La Fura dels Baus y su fundador y director Carlus Padrissa han conseguido algo poco frecuente en el panorama operístico: crear un lenguaje escénico propio, completamente original, todavía vigente tras varias décadas y, a pesar de manejar elementos de vanguardia atrevidos, aceptado por el gran público. Un lenguaje con un fuerte componente videográfico, que invierte la estructura de la escena y exhibe descaradamente sus elementos de ingeniería interna, en el que iluminación, grúas, cableados y operarios pasan de ser elementos de soporte a configurar el núcleo visible de la creación teatral. Un lenguaje genial que, todo hay que decirlo, la formación ha utilizado con diversos grados de acierto.

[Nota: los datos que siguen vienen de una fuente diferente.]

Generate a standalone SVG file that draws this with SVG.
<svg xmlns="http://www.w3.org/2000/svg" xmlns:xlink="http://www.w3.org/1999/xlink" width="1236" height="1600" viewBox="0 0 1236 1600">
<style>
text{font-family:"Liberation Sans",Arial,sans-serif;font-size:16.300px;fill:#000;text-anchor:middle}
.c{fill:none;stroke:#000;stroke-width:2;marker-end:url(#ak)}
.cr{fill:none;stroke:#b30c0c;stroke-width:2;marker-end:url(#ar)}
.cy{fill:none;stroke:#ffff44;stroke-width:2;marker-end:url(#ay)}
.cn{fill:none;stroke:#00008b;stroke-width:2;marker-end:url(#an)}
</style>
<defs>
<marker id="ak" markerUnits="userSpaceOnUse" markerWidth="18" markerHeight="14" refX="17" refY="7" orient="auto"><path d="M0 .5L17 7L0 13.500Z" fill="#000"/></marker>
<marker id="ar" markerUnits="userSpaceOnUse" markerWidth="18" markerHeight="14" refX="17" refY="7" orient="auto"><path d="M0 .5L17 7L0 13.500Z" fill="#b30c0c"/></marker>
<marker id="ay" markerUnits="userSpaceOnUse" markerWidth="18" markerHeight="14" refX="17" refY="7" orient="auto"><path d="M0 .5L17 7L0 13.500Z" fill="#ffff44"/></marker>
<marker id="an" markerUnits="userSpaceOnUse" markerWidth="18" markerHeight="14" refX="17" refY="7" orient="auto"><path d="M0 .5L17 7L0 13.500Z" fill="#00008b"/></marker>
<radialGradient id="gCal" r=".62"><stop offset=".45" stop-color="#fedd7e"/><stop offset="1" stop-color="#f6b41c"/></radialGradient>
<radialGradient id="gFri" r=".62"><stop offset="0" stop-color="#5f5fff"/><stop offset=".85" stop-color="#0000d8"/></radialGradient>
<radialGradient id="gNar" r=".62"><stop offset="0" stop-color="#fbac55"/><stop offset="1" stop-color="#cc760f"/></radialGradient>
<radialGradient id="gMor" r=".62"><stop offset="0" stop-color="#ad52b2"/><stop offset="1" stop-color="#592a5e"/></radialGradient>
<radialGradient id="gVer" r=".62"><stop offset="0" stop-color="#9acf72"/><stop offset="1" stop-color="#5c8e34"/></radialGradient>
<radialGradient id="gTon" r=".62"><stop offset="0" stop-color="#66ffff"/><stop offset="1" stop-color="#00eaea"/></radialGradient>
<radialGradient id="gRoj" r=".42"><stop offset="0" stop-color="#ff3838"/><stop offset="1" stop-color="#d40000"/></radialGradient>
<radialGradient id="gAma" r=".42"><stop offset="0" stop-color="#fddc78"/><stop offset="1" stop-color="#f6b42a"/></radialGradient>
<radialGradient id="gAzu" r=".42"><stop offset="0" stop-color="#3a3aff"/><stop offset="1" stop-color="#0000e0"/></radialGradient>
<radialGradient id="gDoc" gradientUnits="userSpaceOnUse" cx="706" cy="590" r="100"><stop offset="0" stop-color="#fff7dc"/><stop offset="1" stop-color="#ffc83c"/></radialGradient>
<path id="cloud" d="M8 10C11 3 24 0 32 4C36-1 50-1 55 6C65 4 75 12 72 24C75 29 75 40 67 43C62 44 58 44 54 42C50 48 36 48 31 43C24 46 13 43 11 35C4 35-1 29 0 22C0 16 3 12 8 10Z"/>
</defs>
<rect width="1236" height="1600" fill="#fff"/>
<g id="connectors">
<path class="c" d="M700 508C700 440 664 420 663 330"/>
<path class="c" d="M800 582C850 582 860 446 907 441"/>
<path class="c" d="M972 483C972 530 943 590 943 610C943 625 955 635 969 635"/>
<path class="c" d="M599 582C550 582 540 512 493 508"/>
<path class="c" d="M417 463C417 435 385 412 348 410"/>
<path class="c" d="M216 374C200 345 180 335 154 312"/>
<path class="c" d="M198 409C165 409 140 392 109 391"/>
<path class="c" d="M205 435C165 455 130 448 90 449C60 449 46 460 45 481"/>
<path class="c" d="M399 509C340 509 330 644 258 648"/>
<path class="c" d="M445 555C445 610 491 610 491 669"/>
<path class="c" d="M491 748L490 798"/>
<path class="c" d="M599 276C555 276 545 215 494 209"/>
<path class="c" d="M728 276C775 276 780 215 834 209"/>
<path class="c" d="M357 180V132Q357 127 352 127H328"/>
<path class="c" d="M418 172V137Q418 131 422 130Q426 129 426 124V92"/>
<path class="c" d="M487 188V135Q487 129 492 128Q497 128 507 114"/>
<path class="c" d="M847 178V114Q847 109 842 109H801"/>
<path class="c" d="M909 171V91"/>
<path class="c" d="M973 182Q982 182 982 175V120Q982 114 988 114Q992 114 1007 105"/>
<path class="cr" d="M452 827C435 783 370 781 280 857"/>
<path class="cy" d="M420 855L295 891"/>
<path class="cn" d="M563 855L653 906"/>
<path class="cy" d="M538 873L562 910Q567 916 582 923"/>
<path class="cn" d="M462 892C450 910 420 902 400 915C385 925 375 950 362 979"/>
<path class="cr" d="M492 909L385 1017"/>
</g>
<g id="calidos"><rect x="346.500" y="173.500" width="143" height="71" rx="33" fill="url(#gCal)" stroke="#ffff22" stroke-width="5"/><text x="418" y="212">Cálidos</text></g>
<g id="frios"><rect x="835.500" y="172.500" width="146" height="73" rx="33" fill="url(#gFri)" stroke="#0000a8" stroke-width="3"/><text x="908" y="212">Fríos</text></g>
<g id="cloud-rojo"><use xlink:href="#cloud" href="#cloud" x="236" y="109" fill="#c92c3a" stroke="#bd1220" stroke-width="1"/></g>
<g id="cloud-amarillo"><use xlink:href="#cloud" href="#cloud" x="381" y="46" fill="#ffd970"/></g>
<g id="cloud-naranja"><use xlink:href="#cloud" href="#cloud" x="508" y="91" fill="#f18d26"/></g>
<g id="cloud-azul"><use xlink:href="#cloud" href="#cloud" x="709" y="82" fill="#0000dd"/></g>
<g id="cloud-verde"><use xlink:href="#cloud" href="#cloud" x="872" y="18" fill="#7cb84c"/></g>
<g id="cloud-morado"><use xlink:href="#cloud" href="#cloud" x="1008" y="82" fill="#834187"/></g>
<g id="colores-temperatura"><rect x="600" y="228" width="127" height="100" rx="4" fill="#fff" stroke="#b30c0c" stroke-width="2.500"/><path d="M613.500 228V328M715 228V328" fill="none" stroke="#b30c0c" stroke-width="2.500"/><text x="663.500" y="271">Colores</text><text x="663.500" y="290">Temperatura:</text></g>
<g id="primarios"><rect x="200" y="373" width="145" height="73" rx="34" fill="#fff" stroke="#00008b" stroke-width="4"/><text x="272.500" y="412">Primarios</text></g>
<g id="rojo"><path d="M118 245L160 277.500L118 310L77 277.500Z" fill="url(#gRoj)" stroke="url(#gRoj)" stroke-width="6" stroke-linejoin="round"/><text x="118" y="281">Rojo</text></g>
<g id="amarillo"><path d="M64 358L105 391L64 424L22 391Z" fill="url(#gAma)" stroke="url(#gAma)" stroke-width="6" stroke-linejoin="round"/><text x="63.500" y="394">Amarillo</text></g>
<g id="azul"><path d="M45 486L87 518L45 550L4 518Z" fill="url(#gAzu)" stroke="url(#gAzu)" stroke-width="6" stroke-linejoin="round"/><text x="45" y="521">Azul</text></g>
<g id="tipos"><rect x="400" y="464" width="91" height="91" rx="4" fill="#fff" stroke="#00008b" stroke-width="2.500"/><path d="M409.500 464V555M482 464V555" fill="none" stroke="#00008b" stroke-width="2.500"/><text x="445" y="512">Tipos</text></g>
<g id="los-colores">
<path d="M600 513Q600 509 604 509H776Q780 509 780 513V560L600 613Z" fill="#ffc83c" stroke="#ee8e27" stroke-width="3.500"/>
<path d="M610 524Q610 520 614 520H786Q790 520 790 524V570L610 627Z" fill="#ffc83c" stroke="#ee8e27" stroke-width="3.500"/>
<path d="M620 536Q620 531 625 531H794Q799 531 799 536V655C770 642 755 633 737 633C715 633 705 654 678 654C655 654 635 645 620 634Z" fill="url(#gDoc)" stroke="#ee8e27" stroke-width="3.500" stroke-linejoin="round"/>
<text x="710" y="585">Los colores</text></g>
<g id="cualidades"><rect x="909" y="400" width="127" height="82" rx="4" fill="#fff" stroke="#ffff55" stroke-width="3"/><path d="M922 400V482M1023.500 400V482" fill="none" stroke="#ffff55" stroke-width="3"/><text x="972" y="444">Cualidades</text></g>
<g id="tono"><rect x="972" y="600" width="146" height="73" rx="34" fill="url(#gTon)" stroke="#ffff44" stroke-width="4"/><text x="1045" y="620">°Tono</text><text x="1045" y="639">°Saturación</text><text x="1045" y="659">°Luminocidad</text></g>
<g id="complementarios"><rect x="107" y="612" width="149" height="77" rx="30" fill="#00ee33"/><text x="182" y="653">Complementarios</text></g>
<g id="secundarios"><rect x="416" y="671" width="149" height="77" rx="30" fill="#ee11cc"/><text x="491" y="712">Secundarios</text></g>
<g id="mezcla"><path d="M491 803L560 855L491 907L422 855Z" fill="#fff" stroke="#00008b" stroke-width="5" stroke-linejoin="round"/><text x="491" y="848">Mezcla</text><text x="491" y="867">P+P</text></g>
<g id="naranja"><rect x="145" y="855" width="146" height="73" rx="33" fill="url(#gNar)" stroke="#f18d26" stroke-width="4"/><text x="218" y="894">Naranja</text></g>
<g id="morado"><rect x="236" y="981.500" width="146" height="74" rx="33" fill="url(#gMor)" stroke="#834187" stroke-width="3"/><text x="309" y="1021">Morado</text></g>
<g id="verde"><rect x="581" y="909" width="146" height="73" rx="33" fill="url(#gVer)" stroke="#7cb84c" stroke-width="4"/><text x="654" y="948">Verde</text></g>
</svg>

Con su Samson et Dalila, estrenada en 2013, nos encontramos con una de sus producciones más logradas. Padrissa nos propone una interpretación provocadora de la obra de Saint-Saëns centrada en el conflicto entre religiones, un tema que por desgracia no ha perdido vigencia. El blanco y negro riguroso domina el escenario, dando cuenta del enfrentamiento irreconciliable. La narración combina valientemente el atractivo de un elabosrado espectáculo audiovisual con escenas de crueldad que nos acercan al espanto –con tortura de una embarazada del púbico incluida. El brillo mesiánico y el horror acompañan a estas luchas de poder religioso y biopolítico, el resultado es un espectáculo fascinante que coloca el conflicto en el presente más ineludible.

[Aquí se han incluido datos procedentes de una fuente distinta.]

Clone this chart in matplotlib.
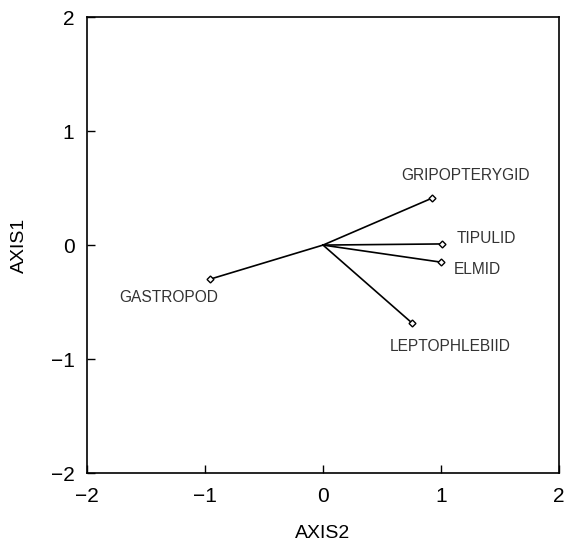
import matplotlib.pyplot as plt

names = ["GRIPOPTERYGID", "TIPULID", "ELMID", "LEPTOPHLEBIID", "GASTROPOD"]
axis2 = [0.92, 1.01, 1.00, 0.75, -0.96]
axis1 = [0.41, 0.01, -0.15, -0.68, -0.30]
# label anchor positions (data units) and alignment
lab_x = [1.21, 1.13, 1.11, 1.08, -1.31]
lab_y = [0.61, 0.06, -0.21, -0.89, -0.46]
lab_ha = ["center", "left", "left", "center", "center"]

plt.rcParams['font.family'] = ['Liberation Sans', 'DejaVu Sans']

fig = plt.figure(figsize=(5.66, 5.44), dpi=100)
ax = fig.add_axes([0.1537, 0.1305, 0.834, 0.838])

for x, y in zip(axis2, axis1):
    ax.plot([0, x], [0, y], color="black", lw=1.2)
ax.plot(axis2, axis1, ls="none", marker="D", ms=3.5, mfc="white", mec="black", mew=1)

for n, x, y, ha in zip(names, lab_x, lab_y, lab_ha):
    ax.text(x, y, n, ha=ha, va="center", fontsize=11.2, color="#333333")

ax.set_xlim(-2, 2)
ax.set_ylim(-2, 2)
ax.set_xticks([-2, -1, 0, 1, 2])
ax.set_yticks([-2, -1, 0, 1, 2])
ax.tick_params(direction="in", length=6, width=1, labelsize=15, colors="black")
ax.tick_params(axis="x", pad=10)
ax.tick_params(axis="y", pad=9)
for s in ax.spines.values():
    s.set_linewidth(1.2)

ax.set_xlabel("AXIS2", fontsize=14, labelpad=14)
ax.set_ylabel("AXIS1", fontsize=14, labelpad=16)

fig.savefig("out.png", dpi=100)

El personaje de Dalila se ha confiado a Varduhi Abrahamyan, una mezzosoprano que se estrena en el papel. Su voz, impecablemente homogénea en todo el registro, tiene un atractivo y aterciopelado color sombrío, características en principio ideales para esta bíblica mujer fatal. Además, su atractivo físico se adapta al papel y se complementa con una presencia escénica deslumbrante. Su interpretación vocal, sin embargo, se quedó un tanto corta por falta de intensidad y proyección –el imprescindible squillo– y se hizo difícilmente apreciable en las partes donde el rol requiere más ferocidad y carácter, especialmente al final de los últimos dos actos. Así, su Dalila resultó lejana y excesivamente introspectiva. En las distancias cortas quizá pudo conquistar a Sansón, pero su embrujo no se extendió al público.

Kunde, el tenor inevitable en nuestro país en los últimos tiempos –diez obras diferentes en un año lo avalan–, se lesionó antes del estreno, pero aun así decidió iniciar las representaciones. Salió a escena sobre una plataforma móvil que le paseó por el escenario, en una solución de urgencia que encaja bien con los recursos escénicos de La Fura. Pero algo de su lesión de pie debió afectar a su estado de ánimo o a su garganta y no pudo ofrecer el estupendo nivel al que nos tiene acostumbrados. Hizo una entrada triunfal y en algunos momentos heroicos consiguió lucir el agudo brillante que es su marca personal, pero faltaron seguridad y lirismo. En continua lucha con su papel, encarnó un Sansón vencido desde el inicio que esperemos consume su venganza en sus próximos compromisos en Barcelona, Bilbao y de vuelta en Valencia.

Los secundarios no elevaron demasiado el nivel vocal, exceptuando la que fuera la mejor actuación de la velada, la del bajo Jihoon Kim. Un cantante curtido en la compañía de la Royal Opera que hizo una corta pero inolvidable intervención con su oración hebrea convertida en lamento. Un instante de magia en el que mostró esa rara cualidad del buen legato, cuando pareciera que la voz se acompaña a sí misma, entrelazando melodía y continuo desde una misma garganta. En contraste con la belleza y profunda expresividad de su voz, Kim cantó desde el centro del patio de butacas, mientras simulaba un atentado suicida, todo ello acompañado por el coro que reconfortaba con sus voces desde las gradas al fondo de la sala. Provocación, belleza y tensión combinadas en el único momento en el que se adivinó lo que hubiera podido ser esta producción si la vertiente musical hubiera estado a un nivel superior.

Y en el foso, Roberto Abbado se estrenaba como director titular del Palau con una interpretación llena de momentos de carácter, gracias a una sección de cuerda llevada al límite, que funcionó bien para para las grandes escenas. Sin embargo, optó por mantener esa misma intensidad como una constante y, así, se le escaparon las sutilezas de una partitura que él ha calificado como sencilla, pero que merece atención a los detalles y pormenores de su música de ballet, de sus sinuosas escalas y de las exóticas armonías que la caracterizan.

Si convenimos que una puesta en escena debe recuperar el sentido de la obra y traducirlo al momento actual, Padrissa y su propuesta lo habrían conseguido. La fusión entre el presente y pasado se realiza de manera impecable. Quizá pronto disfrutemos de este mismo montaje con un reparto en plenas condiciones y entonces sí, con seguridad, contemplaremos una obra memorable.